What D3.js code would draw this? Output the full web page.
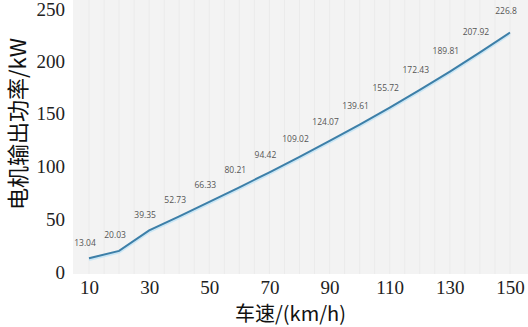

□ □ □

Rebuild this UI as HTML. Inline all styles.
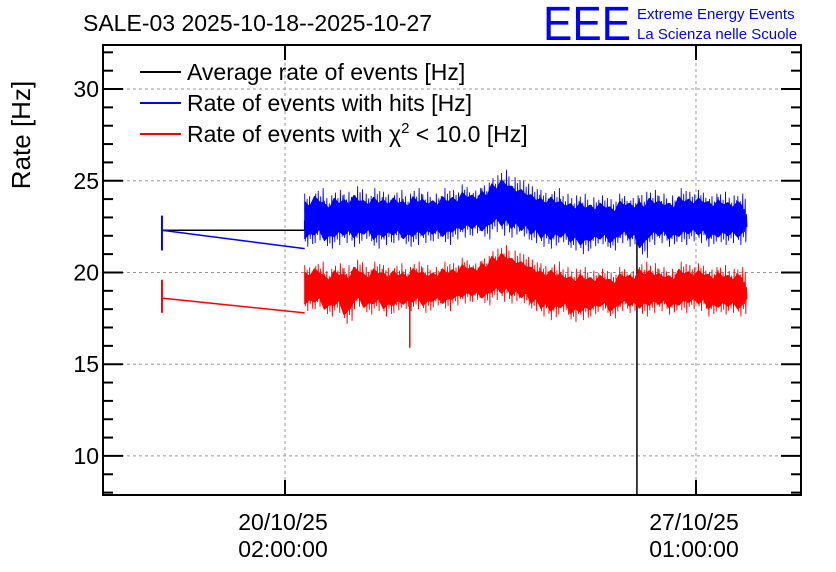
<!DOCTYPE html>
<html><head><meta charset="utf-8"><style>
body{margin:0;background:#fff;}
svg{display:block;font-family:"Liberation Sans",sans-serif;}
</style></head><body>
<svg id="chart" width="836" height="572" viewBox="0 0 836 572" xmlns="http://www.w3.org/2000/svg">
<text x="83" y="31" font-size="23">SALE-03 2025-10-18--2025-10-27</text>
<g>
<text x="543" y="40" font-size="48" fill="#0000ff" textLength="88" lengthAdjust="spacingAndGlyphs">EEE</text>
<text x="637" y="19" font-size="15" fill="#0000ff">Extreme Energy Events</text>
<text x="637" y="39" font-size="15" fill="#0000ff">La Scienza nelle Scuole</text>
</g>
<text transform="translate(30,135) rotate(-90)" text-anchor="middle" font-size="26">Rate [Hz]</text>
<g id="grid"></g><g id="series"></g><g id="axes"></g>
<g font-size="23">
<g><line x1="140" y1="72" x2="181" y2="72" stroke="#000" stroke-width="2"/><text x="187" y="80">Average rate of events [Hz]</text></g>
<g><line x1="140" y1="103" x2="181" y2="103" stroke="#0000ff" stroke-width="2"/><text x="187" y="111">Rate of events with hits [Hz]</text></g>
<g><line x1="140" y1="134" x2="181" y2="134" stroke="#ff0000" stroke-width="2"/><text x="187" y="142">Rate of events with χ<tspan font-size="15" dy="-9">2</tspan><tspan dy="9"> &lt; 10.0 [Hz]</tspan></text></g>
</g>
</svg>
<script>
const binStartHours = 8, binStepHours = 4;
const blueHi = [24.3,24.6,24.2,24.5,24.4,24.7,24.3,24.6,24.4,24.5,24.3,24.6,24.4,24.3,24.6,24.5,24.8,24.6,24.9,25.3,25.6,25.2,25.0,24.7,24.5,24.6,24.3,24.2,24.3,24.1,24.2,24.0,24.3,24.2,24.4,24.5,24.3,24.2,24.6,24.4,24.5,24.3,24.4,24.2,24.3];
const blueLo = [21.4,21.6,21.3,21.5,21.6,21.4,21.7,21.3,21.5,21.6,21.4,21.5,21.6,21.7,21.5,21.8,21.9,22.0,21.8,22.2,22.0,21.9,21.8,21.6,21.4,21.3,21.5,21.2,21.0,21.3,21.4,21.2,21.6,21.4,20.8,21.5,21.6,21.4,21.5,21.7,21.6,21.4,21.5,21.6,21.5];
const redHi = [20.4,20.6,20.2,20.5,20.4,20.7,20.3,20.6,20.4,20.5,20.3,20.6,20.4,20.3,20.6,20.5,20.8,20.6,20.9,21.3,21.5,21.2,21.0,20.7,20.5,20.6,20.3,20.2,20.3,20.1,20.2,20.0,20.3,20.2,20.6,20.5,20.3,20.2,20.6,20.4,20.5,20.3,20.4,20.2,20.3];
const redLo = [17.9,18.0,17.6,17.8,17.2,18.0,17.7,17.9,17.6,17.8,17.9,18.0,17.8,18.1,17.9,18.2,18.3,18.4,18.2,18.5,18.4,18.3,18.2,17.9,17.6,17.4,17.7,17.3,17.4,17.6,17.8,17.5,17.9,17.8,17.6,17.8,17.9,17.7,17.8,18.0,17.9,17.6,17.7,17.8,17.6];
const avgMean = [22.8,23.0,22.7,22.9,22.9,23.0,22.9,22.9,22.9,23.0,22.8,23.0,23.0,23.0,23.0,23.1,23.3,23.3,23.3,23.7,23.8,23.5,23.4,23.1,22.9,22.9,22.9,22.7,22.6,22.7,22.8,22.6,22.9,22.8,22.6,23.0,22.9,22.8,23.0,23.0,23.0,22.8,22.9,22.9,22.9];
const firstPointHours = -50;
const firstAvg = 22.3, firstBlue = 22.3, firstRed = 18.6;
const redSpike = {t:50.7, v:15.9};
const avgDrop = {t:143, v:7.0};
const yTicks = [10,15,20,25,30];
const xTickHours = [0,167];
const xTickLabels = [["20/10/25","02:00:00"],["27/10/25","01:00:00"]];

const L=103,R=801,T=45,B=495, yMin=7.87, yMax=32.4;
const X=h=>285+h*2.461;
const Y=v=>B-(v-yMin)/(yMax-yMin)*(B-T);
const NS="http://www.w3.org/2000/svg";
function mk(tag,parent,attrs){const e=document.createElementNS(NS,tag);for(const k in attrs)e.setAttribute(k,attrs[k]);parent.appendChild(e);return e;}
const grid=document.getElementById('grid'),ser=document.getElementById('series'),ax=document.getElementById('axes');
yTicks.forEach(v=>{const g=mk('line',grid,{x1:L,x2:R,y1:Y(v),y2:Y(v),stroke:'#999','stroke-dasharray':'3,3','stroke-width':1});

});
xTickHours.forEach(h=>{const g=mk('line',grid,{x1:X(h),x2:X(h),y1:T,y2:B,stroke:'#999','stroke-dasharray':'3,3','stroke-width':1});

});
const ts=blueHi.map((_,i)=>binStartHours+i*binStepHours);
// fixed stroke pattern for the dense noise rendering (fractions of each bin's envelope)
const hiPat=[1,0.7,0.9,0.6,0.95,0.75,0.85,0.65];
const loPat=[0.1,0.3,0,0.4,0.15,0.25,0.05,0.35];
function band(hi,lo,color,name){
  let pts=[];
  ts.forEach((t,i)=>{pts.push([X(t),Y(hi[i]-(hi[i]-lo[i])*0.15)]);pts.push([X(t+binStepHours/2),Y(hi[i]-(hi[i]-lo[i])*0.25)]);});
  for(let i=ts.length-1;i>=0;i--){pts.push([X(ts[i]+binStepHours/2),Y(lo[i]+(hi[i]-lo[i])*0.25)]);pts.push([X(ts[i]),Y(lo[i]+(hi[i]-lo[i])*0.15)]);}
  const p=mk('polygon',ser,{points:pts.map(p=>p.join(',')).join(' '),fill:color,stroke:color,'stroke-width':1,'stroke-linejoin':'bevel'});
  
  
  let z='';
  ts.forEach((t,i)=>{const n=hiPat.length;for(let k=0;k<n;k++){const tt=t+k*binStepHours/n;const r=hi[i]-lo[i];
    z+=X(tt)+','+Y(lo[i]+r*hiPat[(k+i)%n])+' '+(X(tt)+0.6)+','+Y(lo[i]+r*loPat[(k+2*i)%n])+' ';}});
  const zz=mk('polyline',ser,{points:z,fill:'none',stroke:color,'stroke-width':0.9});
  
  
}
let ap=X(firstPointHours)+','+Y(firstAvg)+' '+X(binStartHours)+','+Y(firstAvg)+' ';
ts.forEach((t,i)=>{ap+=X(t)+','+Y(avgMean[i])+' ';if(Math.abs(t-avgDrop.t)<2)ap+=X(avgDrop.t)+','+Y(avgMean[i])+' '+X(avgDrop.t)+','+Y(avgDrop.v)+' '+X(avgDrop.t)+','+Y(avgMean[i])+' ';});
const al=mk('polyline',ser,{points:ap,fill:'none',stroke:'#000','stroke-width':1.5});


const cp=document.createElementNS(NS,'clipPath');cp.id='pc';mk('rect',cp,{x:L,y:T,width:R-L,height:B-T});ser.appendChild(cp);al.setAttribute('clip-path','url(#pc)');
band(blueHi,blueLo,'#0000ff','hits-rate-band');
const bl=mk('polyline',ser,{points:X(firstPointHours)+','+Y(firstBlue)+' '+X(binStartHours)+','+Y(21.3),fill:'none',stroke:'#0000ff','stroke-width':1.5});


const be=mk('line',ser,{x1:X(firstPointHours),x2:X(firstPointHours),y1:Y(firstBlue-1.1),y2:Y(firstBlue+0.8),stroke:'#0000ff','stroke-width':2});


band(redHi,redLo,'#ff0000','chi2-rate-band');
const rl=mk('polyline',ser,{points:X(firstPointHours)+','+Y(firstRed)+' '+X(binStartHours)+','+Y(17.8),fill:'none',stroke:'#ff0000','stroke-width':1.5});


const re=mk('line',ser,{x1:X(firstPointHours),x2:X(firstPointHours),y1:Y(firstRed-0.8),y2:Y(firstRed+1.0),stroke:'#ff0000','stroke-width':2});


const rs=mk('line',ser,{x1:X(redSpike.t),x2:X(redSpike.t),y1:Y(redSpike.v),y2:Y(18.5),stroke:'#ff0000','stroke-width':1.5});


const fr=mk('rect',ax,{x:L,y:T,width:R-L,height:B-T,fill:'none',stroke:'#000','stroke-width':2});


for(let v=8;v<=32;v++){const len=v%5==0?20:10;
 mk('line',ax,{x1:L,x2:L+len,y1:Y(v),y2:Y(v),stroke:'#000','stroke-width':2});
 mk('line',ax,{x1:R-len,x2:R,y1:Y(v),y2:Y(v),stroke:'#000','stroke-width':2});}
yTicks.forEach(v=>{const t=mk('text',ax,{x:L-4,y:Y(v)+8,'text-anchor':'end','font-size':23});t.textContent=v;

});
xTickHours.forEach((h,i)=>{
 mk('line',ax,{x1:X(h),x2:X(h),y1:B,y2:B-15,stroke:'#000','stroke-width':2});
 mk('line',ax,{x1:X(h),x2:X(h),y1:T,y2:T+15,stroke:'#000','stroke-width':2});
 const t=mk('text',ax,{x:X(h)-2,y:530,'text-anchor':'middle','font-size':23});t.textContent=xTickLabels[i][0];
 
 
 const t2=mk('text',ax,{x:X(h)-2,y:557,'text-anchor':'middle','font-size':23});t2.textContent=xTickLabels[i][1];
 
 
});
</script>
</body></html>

□ □ □

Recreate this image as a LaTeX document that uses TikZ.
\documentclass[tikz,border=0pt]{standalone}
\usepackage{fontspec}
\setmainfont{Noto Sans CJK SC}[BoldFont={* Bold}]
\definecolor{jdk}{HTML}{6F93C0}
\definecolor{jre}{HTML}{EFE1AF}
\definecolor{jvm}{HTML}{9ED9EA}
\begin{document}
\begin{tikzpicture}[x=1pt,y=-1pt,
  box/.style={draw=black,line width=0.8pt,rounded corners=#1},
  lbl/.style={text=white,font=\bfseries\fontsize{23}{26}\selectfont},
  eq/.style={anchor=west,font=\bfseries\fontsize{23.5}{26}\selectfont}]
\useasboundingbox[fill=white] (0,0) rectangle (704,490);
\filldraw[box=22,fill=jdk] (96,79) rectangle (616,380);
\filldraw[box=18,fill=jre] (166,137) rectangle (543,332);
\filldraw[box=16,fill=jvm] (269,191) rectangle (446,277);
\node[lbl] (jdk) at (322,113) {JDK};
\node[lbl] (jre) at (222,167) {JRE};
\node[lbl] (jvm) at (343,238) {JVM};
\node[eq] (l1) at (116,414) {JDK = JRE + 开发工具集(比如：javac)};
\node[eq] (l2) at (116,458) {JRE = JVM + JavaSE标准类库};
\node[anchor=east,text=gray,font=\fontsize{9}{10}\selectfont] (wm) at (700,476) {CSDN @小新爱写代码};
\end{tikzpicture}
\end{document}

□ □ □

- AIM OF THE TASK -
In the entries above, find the lines containing the word "this" and say how many there are, with no other words.

- PROBLEM SOLUTION -
3